"A succinct and well-researched study. Essential."
--"Choice"
"An important contribution to the history of Russian Jewry, the
Haskalah, and traditional Jewish society. I heartily recommend
it."
--Michael Stanislawski, Nathan J. Miller Professor of Jewish
History, Columbia University
Long before there were Jewish communities in the land of the
tsars, Jews inhabited a region which they called medinat rusiya,
the land of Russia. Prior to its annexation by Russia, the land of
Russia was not a center of rabbinic culture. But in 1772, with its
annexation by Tsarist Russia, this remote region was severed from
the Polish-Lithuanian Commonwealth; its 65,000 Jews were thus cut
off from the heartland of Jewish life in Eastern Europe. Forced
into independence, these Jews set about forging a community with
its own religious leadership and institutions.
The three great intellectual currents in East European
Jewry--Hasidism, Rabbinic Mitnagdism, and Haskalah--all converged
on Eastern Belorussia, where they clashed and competed.
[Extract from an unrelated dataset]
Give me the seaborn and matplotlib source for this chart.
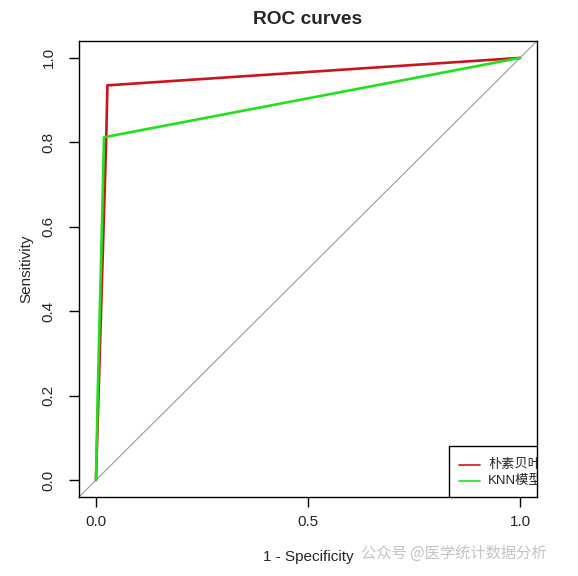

In the
course of a generation, the community of Shklov--the most prominent
of the towns in the area--witnessed an explosion of intellectual
and cultural activity.
Focusing on the social and intellectual odysseys of merchants,
maskilim, and rabbis, and their varied attempts to combine Judaism
and European culture, David Fishman here chronicles the remarkable
story of these first modern Jews of Russia.